Physical characteristics
- Source: Tazlina Lake
- • location: downstream of Tazlina Glacier, Chugach Mountains
- • coordinates: 62°00′38″N 146°14′11″W﻿ / ﻿62.01056°N 146.23639°W
- • elevation: 1,800 ft (550 m)
- Mouth: Copper River
- • location: 7 miles (11 km) southeast of Glenallen
- • coordinates: 62°02′19″N 145°23′14″W﻿ / ﻿62.03861°N 145.38722°W
- • elevation: 1,089 ft (332 m)
- Length: 30 mi (48 km)

= Tazlina River =

The Tazlina River is a 30 mi tributary of the Copper River in the U.S. state of Alaska. Draining Tazlina Lake, it flows generally east to meet the larger river 7 mi southeast of Glennallen.

==Course==
Tazlina Lake lies at the base of Tazlina Glacier in the Chugach Mountains north of Valdez.
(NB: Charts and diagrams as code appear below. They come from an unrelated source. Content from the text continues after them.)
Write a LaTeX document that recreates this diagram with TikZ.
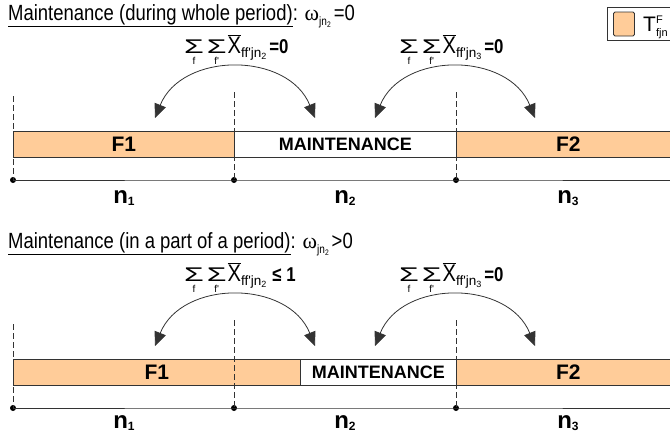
\documentclass[tikz,border=0pt]{standalone}
\usepackage{fontspec}
\setmainfont{Liberation Sans}
\newfontfamily\nar[FakeStretch=0.84]{Liberation Sans}
\newfontfamily\reg{Liberation Sans}
\newfontfamily\serifgr{Liberation Serif}
\usetikzlibrary{arrows.meta}
\definecolor{peach}{HTML}{FFCC99}
\definecolor{edge}{HTML}{333333}
\newcommand\SumSub[1]{\vtop{\offinterlineskip\halign{\hfil##\hfil\cr\scalebox{1.45}[0.9]{\reg\fontsize{22}{22}\selectfont Σ}\cr\noalign{\vskip4pt}\reg\fontsize{10}{10}\selectfont #1\cr}}}
\newcommand\Xb{{\fontsize{24}{24}\selectfont$\overline{\hbox{X}}$}}
\newcommand\Sb[1]{\raisebox{-4pt}{\reg\fontsize{13.5}{13.5}\selectfont #1}}
\newcommand\Ssb[1]{\raisebox{-2.5pt}{\reg\fontsize{9}{9}\selectfont #1}}
\newcommand\Tb[1]{\raisebox{-5pt}{\fontsize{12}{12}\selectfont #1}}
\newcommand\Tsb[1]{\raisebox{-2.5pt}{\fontsize{8}{8}\selectfont #1}}
\newcommand\nlab[1]{{\bfseries n}\raisebox{-2pt}{\fontsize{12}{12}\selectfont\bfseries #1}}
\begin{document}
\begin{tikzpicture}[x=1pt,y=-1pt,
  bar/.style={draw=edge, line width=0.8pt, minimum height=26pt, inner sep=0pt, anchor=north west, font=\bfseries\fontsize{21}{21}\selectfont},
  mbar/.style={bar, fill=white, font=\bfseries\fontsize{18}{18}\selectfont},
  fbar/.style={bar, fill=peach},
  guide/.style={draw=edge, line width=0.7pt, dash pattern=on 6pt off 3pt},
  axis/.style={draw=edge, line width=0.8pt},
  dot/.style={circle, fill=black, inner sep=0pt, minimum size=6pt},
  arc/.style={draw=edge, line width=0.8pt, {Triangle[length=14pt,width=12pt]}-{Triangle[length=14pt,width=12pt]}},
  title/.style={anchor=base west, inner sep=0pt, font=\nar\fontsize{22}{22}\selectfont},
  formula/.style={anchor=base west, inner sep=0pt, font=\nar\fontsize{18}{18}\selectfont},
  nlabel/.style={anchor=base, inner sep=0pt, font=\fontsize{24}{24}\selectfont}]
\useasboundingbox (0,0) rectangle (670,432);

% ---------- legend ----------
\node[draw=edge, line width=0.8pt, anchor=north west, minimum width=80pt, minimum height=33pt] (leg) at (607,7) {};
\node[draw=edge, fill=peach, line width=0.8pt, rounded corners=1.5pt, minimum width=21pt, minimum height=24pt, inner sep=0pt] (sw) at (624,24) {};
\node[anchor=base west, inner sep=0pt, font=\fontsize{21}{21}\selectfont] (legt) at (643,31) {T\rlap{\raisebox{8pt}{\fontsize{11}{11}\selectfont F}}\raisebox{-5pt}{\fontsize{11}{11}\selectfont fjn}};

% ---------- section 1 ----------
\node[title] (t1) at (8,20) {\underline{Maintenance (during whole period)}: {\serifgr ω}\Tb{jn\Tsb{2}}\kern3pt=0};
\node[formula] (fa1) at (184,53) {\SumSub{f}\kern3pt\SumSub{f'}\kern1pt\Xb\Sb{ff'jn\Ssb{2}}\kern3pt{\fontsize{20}{20}\selectfont\bfseries =0}};
\node[formula] (fb1) at (399,53) {\SumSub{f}\kern3pt\SumSub{f'}\kern1pt\Xb\Sb{ff'jn\Ssb{3}}\kern3pt{\fontsize{20}{20}\selectfont\bfseries =0}};

\coordinate (g1) at (13,96);
\coordinate (g2) at (234,92);
\coordinate (g3) at (456,92);
\node[dot] (d1) at (13,180) {};
\node[dot] (d2) at (234,180) {};
\node[dot] (d3) at (456,180) {};
\coordinate (e1) at (672,180);

\node[fbar, minimum width=221pt] (f1a) at (13,131) {F1};
\node[mbar, minimum width=222pt] (ma) at (234,131) {MAINTENANCE};
\node[fbar, minimum width=224pt] (f2a) at (456,131) {F2};

\draw[guide] (g1) -- (d1.center);
\draw[guide] (g2) -- (d2.center);
\draw[guide] (g3) -- (d3.center);
\draw[axis] (d1.center) -- (d2.center) -- (d3.center) -- (e1);

\coordinate (a1) at (155,118);
\coordinate (b1) at (315,118);
\coordinate (a2) at (375,118);
\coordinate (b2) at (535,118);
\draw[arc] (a1) to[bend left=68, looseness=1.15] (b1);
\draw[arc] (a2) to[bend left=68, looseness=1.15] (b2);

\node[nlabel] (n1a) at (124,203) {\nlab{1}};
\node[nlabel] (n2a) at (345,203) {\nlab{2}};
\node[nlabel] (n3a) at (568,203) {\nlab{3}};

% ---------- section 2 ----------
\node[title] (t2) at (8,248) {\underline{Maintenance (in a part of a period)}: {\serifgr ω}\Tb{jn\Tsb{2}}\kern3pt>0};
\node[formula] (fa2) at (184,281) {\SumSub{f}\kern3pt\SumSub{f'}\kern1pt\Xb\Sb{ff'jn\Ssb{2}}\kern6pt{\fontsize{20}{20}\selectfont\bfseries ≤ 1}};
\node[formula] (fb2) at (399,281) {\SumSub{f}\kern3pt\SumSub{f'}\kern1pt\Xb\Sb{ff'jn\Ssb{3}}\kern3pt{\fontsize{20}{20}\selectfont\bfseries =0}};

\coordinate (h1) at (13,324);
\coordinate (h2) at (234,320);
\coordinate (h3) at (456,320);
\node[dot] (p1) at (13,408) {};
\node[dot] (p2) at (234,408) {};
\node[dot] (p3) at (456,408) {};
\coordinate (e2) at (672,408);

\node[fbar, minimum width=287pt] (f1b) at (13,359) {F1};
\node[mbar, minimum width=156pt] (mb) at (300,359) {MAINTENANCE};
\node[fbar, minimum width=224pt] (f2b) at (456,359) {F2};

\draw[guide] (h1) -- (p1.center);
\draw[guide] (h2) -- (p2.center);
\draw[guide] (h3) -- (p3.center);
\draw[axis] (p1.center) -- (p2.center) -- (p3.center) -- (e2);

\coordinate (a3) at (155,346);
\coordinate (b3) at (315,346);
\coordinate (a4) at (375,346);
\coordinate (b4) at (535,346);
\draw[arc] (a3) to[bend left=68, looseness=1.15] (b3);
\draw[arc] (a4) to[bend left=68, looseness=1.15] (b4);

\node[nlabel] (n1b) at (124,428) {\nlab{1}};
\node[nlabel] (n2b) at (345,428) {\nlab{2}};
\node[nlabel] (n3b) at (568,428) {\nlab{3}};
\end{tikzpicture}
\end{document}
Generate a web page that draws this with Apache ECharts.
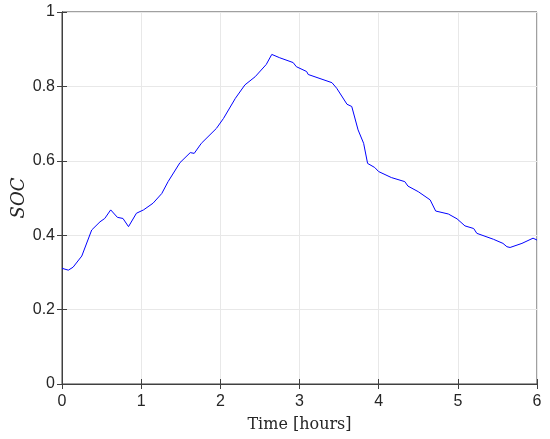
<!DOCTYPE html>
<html>
<head>
<meta charset="utf-8">
<script src="https://cdn.jsdelivr.net/npm/echarts@6/dist/echarts.min.js"></script>
<style>
  html, body { margin: 0; padding: 0; background: #fff; }
  #main { width: 550px; height: 439px; }
</style>
</head>
<body>
<div id="main"></div>
<script>
  // time in hours
  var hours = [0, 0.08, 0.14, 0.25, 0.375, 0.48, 0.54, 0.615, 0.70, 0.77, 0.84, 0.94, 1.03, 1.15, 1.26, 1.34,
    1.49, 1.62, 1.67, 1.76, 1.95, 2.04, 2.19, 2.31, 2.44, 2.58, 2.65, 2.75, 2.92, 2.96, 3.09, 3.11,
    3.41, 3.47, 3.60, 3.66, 3.74, 3.81, 3.86, 3.95, 4.00, 4.16, 4.33, 4.37, 4.50, 4.65, 4.72, 4.88,
    4.99, 5.09, 5.20, 5.24, 5.45, 5.57, 5.62, 5.66, 5.81, 5.95, 6.0]
  var soc = [0.311, 0.306, 0.314, 0.344, 0.414, 0.436, 0.445, 0.468, 0.448, 0.445, 0.423, 0.459, 0.468, 0.486, 0.512, 0.544,
    0.595, 0.622, 0.620, 0.647, 0.687, 0.714, 0.768, 0.804, 0.826, 0.859, 0.886, 0.877, 0.864, 0.853, 0.840, 0.832,
    0.810, 0.795, 0.752, 0.746, 0.683, 0.647, 0.593, 0.582, 0.571, 0.555, 0.544, 0.532, 0.517, 0.495, 0.465, 0.457,
    0.444, 0.425, 0.418, 0.405, 0.389, 0.378, 0.369, 0.367, 0.378, 0.392, 0.387]

  var chart = echarts.init(document.getElementById('main'))
  var axisCol = '#404040'
  var tickFont = { color: '#262626', fontFamily: 'Liberation Sans', fontSize: 16 }

  var points = hours.map(function (h, i) { return [h, soc[i]] })

  chart.setOption({
    animation: false,
    grid: {
      left: 62, right: 13, top: 12, bottom: 55,
      outerBoundsMode: 'none',
      show: true, borderColor: axisCol, borderWidth: 1
    },
    xAxis: [{
      type: 'value', min: 0, max: 6, interval: 1,
      name: 'Time [hours]', nameLocation: 'middle', nameGap: 33,
      nameTextStyle: { fontFamily: 'DejaVu Serif', fontSize: 16, color: '#262626' },
      axisLine: { show: true, lineStyle: { color: axisCol } },
      axisTick: { show: true, inside: true, length: 5, lineStyle: { color: axisCol } },
      axisLabel: Object.assign({ margin: 10 }, tickFont),
      splitLine: { show: true, lineStyle: { color: '#e8e8e8' } }
    }, {
      type: 'value', min: 0, max: 6, interval: 1, position: 'top',
      axisLine: { show: true, lineStyle: { color: axisCol } },
      axisTick: { show: true, inside: true, length: 5, lineStyle: { color: axisCol } },
      axisLabel: { show: false },
      splitLine: { show: false }
    }],
    yAxis: [{
      type: 'value', min: 0, max: 1, interval: 0.2,
      name: 'SOC', nameLocation: 'middle', nameGap: 34, nameRotate: 90,
      nameMoveOverlap: false,
      nameTextStyle: { fontFamily: 'DejaVu Serif', fontStyle: 'italic', fontSize: 18, color: '#262626' },
      axisLine: { show: true, lineStyle: { color: axisCol } },
      axisTick: { show: true, inside: true, length: 5, lineStyle: { color: axisCol } },
      axisLabel: Object.assign({ margin: 7, formatter: function (v) { return +v.toFixed(1) + '' } }, tickFont),
      splitLine: { show: true, lineStyle: { color: '#e8e8e8' } }
    }, {
      type: 'value', min: 0, max: 1, interval: 0.2, position: 'right',
      axisLine: { show: true, lineStyle: { color: axisCol } },
      axisTick: { show: true, inside: true, length: 5, lineStyle: { color: axisCol } },
      axisLabel: { show: false },
      splitLine: { show: false }
    }],
    series: [{
      type: 'line',
      data: points,
      showSymbol: false,
      lineStyle: { color: '#0000ff', width: 1 }
    }]
  })
</script>
</body>
</html>
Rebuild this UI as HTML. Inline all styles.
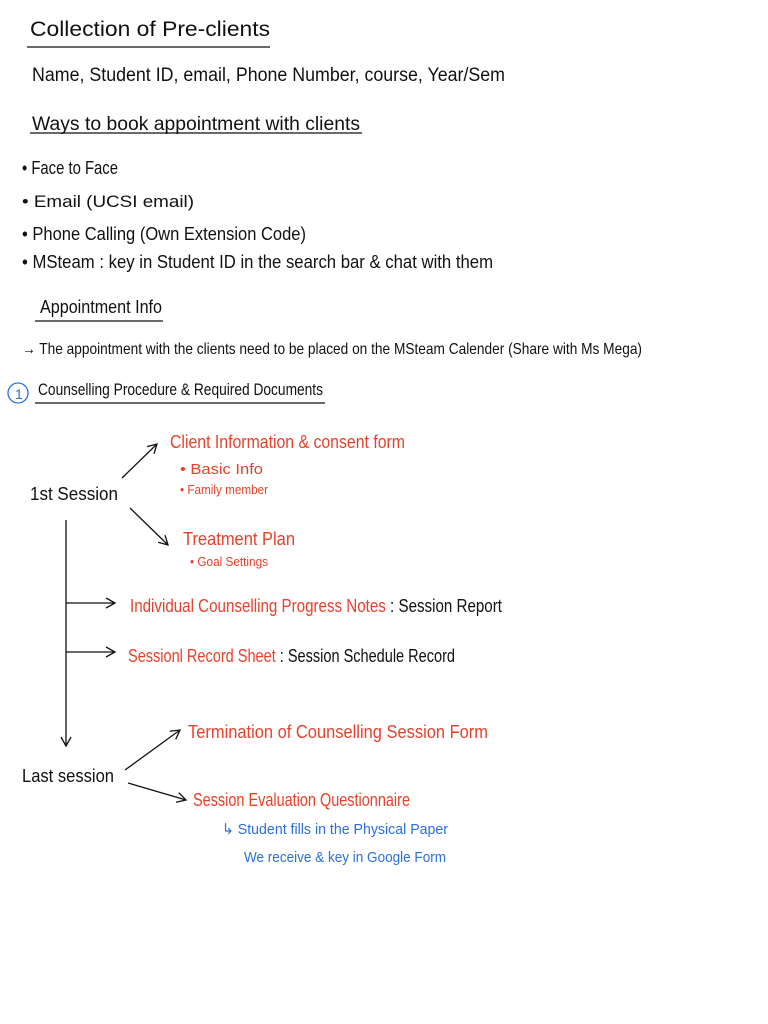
<!DOCTYPE html>
<html><head><meta charset="utf-8"><style>
html,body{margin:0;padding:0;background:#fff;}
svg{display:block;}
text{font-family:"Liberation Sans",sans-serif;fill:#111;}
.r{fill:#e8412c;} .b{fill:#2a6fe0;}
</style></head><body>
<svg width="768" height="1024" viewBox="0 0 768 1024" xmlns="http://www.w3.org/2000/svg">
<defs>
<marker id="ah" markerWidth="12" markerHeight="12" refX="10" refY="6" orient="auto" markerUnits="userSpaceOnUse">
<path d="M1,1 L10,6 L1,11" fill="none" stroke="#111" stroke-width="1.3"/>
</marker>
</defs>
<g stroke="#111" stroke-width="1.3" fill="none">
<line x1="27" y1="47" x2="270" y2="47"/>
<line x1="30" y1="133" x2="362" y2="133"/>
<line x1="35" y1="321" x2="163" y2="321"/>
<line x1="35" y1="403" x2="325" y2="403"/>
<line x1="122" y1="478" x2="157" y2="444" marker-end="url(#ah)"/>
<line x1="130" y1="508" x2="168" y2="545" marker-end="url(#ah)"/>
<line x1="66" y1="520" x2="66" y2="746" marker-end="url(#ah)"/>
<line x1="66" y1="603" x2="115" y2="603" marker-end="url(#ah)"/>
<line x1="66" y1="652" x2="115" y2="652" marker-end="url(#ah)"/>
<line x1="125" y1="770" x2="180" y2="730" marker-end="url(#ah)"/>
<line x1="128" y1="783" x2="186" y2="800" marker-end="url(#ah)"/>
</g>
<circle cx="18" cy="393" r="10" fill="none" stroke="#2a6fe0" stroke-width="1.3"/>
<text x="15" y="399" font-size="14" class="b">1</text>

<text x="30" y="36" font-size="21" textLength="240" lengthAdjust="spacingAndGlyphs">Collection of Pre-clients</text>
<text x="32" y="81" font-size="19" textLength="473" lengthAdjust="spacingAndGlyphs">Name, Student ID, email, Phone Number, course, Year/Sem</text>
<text x="32" y="130" font-size="19" textLength="328" lengthAdjust="spacingAndGlyphs">Ways to book appointment with clients</text>
<text x="22" y="174" font-size="18" textLength="96" lengthAdjust="spacingAndGlyphs">• Face to Face</text>
<text x="22" y="207" font-size="17" textLength="172" lengthAdjust="spacingAndGlyphs">• Email (UCSI email)</text>
<text x="22" y="240" font-size="18" textLength="284" lengthAdjust="spacingAndGlyphs">• Phone Calling (Own Extension Code)</text>
<text x="22" y="268" font-size="18" textLength="471" lengthAdjust="spacingAndGlyphs">• MSteam : key in Student ID in the search bar &amp; chat with them</text>
<text x="40" y="313" font-size="18" textLength="122" lengthAdjust="spacingAndGlyphs">Appointment Info</text>
<text x="22" y="354" font-size="16" textLength="620" lengthAdjust="spacingAndGlyphs">→ The appointment with the clients need to be placed on the MSteam Calender (Share with Ms Mega)</text>
<text x="38" y="395" font-size="17" textLength="285" lengthAdjust="spacingAndGlyphs">Counselling Procedure &amp; Required Documents</text>

<text x="30" y="500" font-size="18" textLength="88" lengthAdjust="spacingAndGlyphs">1st Session</text>
<text x="170" y="448" font-size="18" class="r" textLength="235" lengthAdjust="spacingAndGlyphs">Client Information &amp; consent form</text>
<text x="180" y="474" font-size="15" class="r" textLength="83" lengthAdjust="spacingAndGlyphs">• Basic Info</text>
<text x="180" y="494" font-size="13" class="r" textLength="88" lengthAdjust="spacingAndGlyphs">• Family member</text>
<text x="183" y="545" font-size="18" class="r" textLength="112" lengthAdjust="spacingAndGlyphs">Treatment Plan</text>
<text x="190" y="566" font-size="13" class="r" textLength="78" lengthAdjust="spacingAndGlyphs">• Goal Settings</text>

<text x="130" y="612" font-size="18" textLength="372" lengthAdjust="spacingAndGlyphs"><tspan class="r">Individual Counselling Progress Notes</tspan> : Session Report</text>
<text x="128" y="662" font-size="18" textLength="327" lengthAdjust="spacingAndGlyphs"><tspan class="r">Sessionl Record Sheet</tspan> : Session Schedule Record</text>

<text x="22" y="782" font-size="18" textLength="92" lengthAdjust="spacingAndGlyphs">Last session</text>
<text x="188" y="738" font-size="18" class="r" textLength="300" lengthAdjust="spacingAndGlyphs">Termination of Counselling Session Form</text>
<text x="193" y="806" font-size="18" class="r" textLength="217" lengthAdjust="spacingAndGlyphs">Session Evaluation Questionnaire</text>
<text x="222" y="834" font-size="15" class="b" textLength="226" lengthAdjust="spacingAndGlyphs">↳ Student fills in the Physical Paper</text>
<text x="244" y="862" font-size="15" class="b" textLength="202" lengthAdjust="spacingAndGlyphs">We receive &amp; key in Google Form</text>
</svg>
</body></html>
From the lake, the river meanders toward Glennallen, receiving Durham Creek and then Nickel Creek from the right and Moose Creek from the left. The east-west trending Glenn Highway runs to the left (north) of the river and approximately parallel to it for most of its course. Downstream of Glenallen, the Tazlina River passes under the Trans-Alaska Pipeline and the north-south trending Richardson Highway before entering the Copper River.

==Fishing==
Accessible from the Richardson Highway, which intersects the lower main stem, the Tazlina River is generally too silt-laden for good sportfishing. Tazlina Lake is likewise silty. However, clear-running tributary streams and lakes, accessible from the Glenn Highway as well as by floatplane or boat, offer good fishing opportunities. The main species of game fish in the Tazlina River system are king salmon, red salmon, Dolly Varden, and Arctic grayling.

==Boating==
Whitewater enthusiasts with sufficient skills can float the Tazlina River in a variety of watercraft. It is possible to take a floatplane to Tazlina Lake and start downstream from there. It is also possible to launch along a tributary, the Little Nelchina River, where it meets the Glenn Highway at Little Nelchina State Recreation Site. This route includes 4 mi on the Little Nelchina, then 23 mi on the Nelchina River, followed by 10 mi of paddling down the lake from the mouth of the Nelchina to the start of the Tazlina.

The longer float includes rapids Class II (medium) to III (difficult) on the International Scale of River Difficulty. Hazards include logjams and the possibility of insufficient water on the Little Nelchina; strong winds on the lake; swift, cold, silty water on the Tazlina, and a difficult set of rapids called Oxbow Drop upstream of the take-out place at the Richardson Highway bridge.